In a forward written by O'Connor, she states that the book is about integrity--the integrity of Hazel's refusal to shake his shadowy saviour. But, it seems to also be a book about our basic instincts. The many animals in Wise Blood are caged and abused, base creatures cut off from nature and any way to act instinctually. Human needs, basic needs, are held in low, sinful regard. Enoch Emery and Hazel are driven to animalistic actions that free them both. In fact, true happiness only comes--if but for a moment--to Enoch after he dons a gorilla suit.

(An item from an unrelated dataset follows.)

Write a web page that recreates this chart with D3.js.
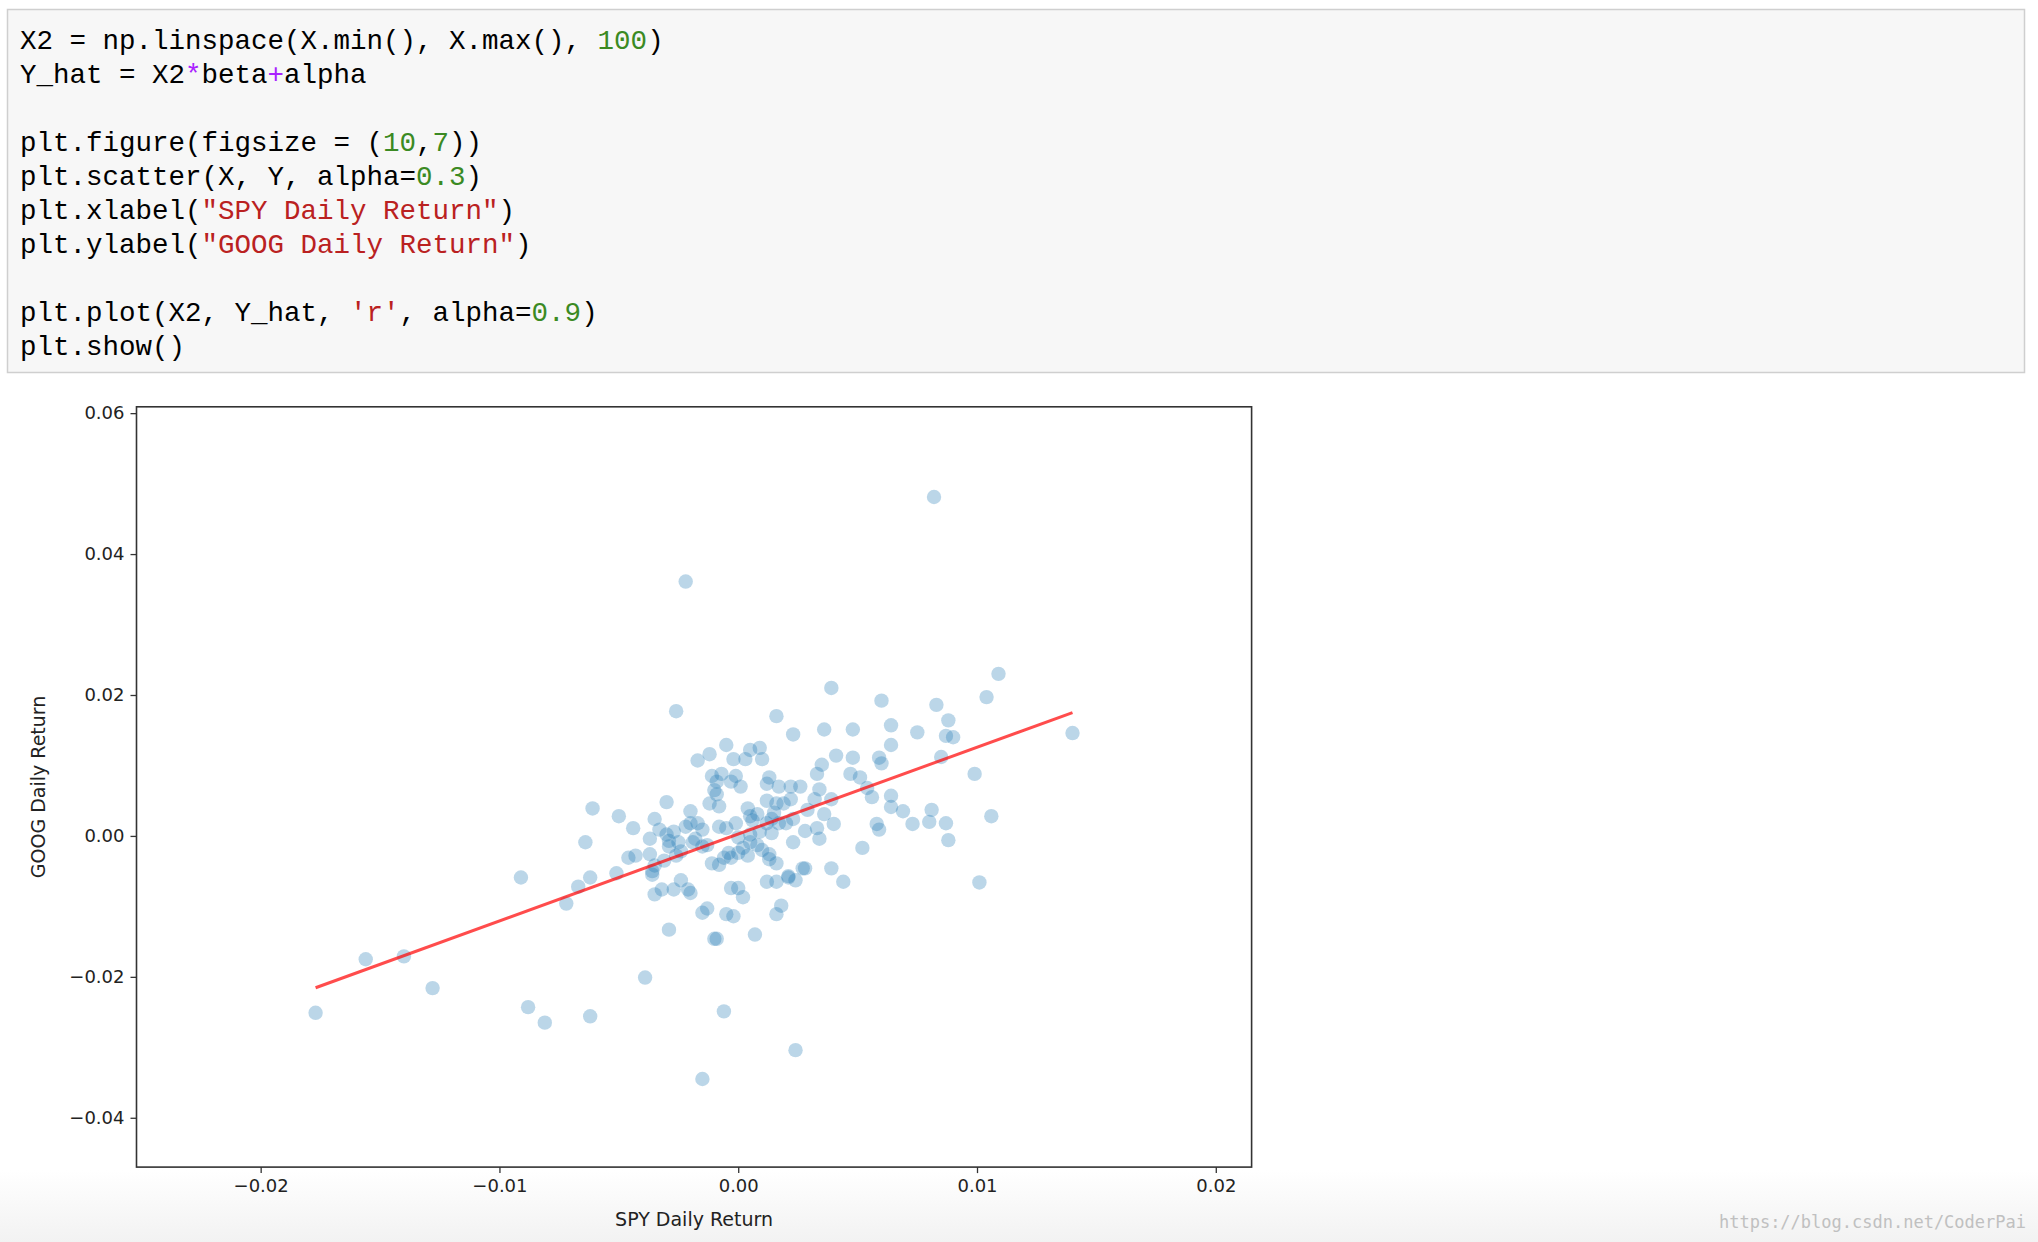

Wise Blood is a dark comedy, although its so easy to get caught up in Hazel's dark world its easy to forget. Thankfully, Enoch and Sabbath are there with earnest, but crazed thoughts to bring us back into a satirical state of mind. O'Connor's struggle between old time religion and contemporary culture, is kind to neither, but it is a fine reminder that we cannot deny who and what we are. We always rear our true selves in the end.

If, after Wise Blood, you're still in the mood for some old time religion, but need a bit more levity--watch Night of the Hunter. Robert Mitchem rocks as the murderous, knuckle tattooed preacher Harry Powell (he's creepy and humorous).

Monday, October 12, 2009

File this under "Duh"

After spending three hours trying not to throw up on a flight recently, I had to face the fact that I just can not read on a plane. Should not. Ever. Try to read on a plane.

"Whatever will I do?" I whined wondered, "I guess I'll just spend the time staring blankly into space. Because there is no other possible option."

Not four days later I came up with a solution: audio books! I'm so quick, so clever at solving problems. (Especially when you consider how often my co-blogger has written about audio books lately. I'm a genius.)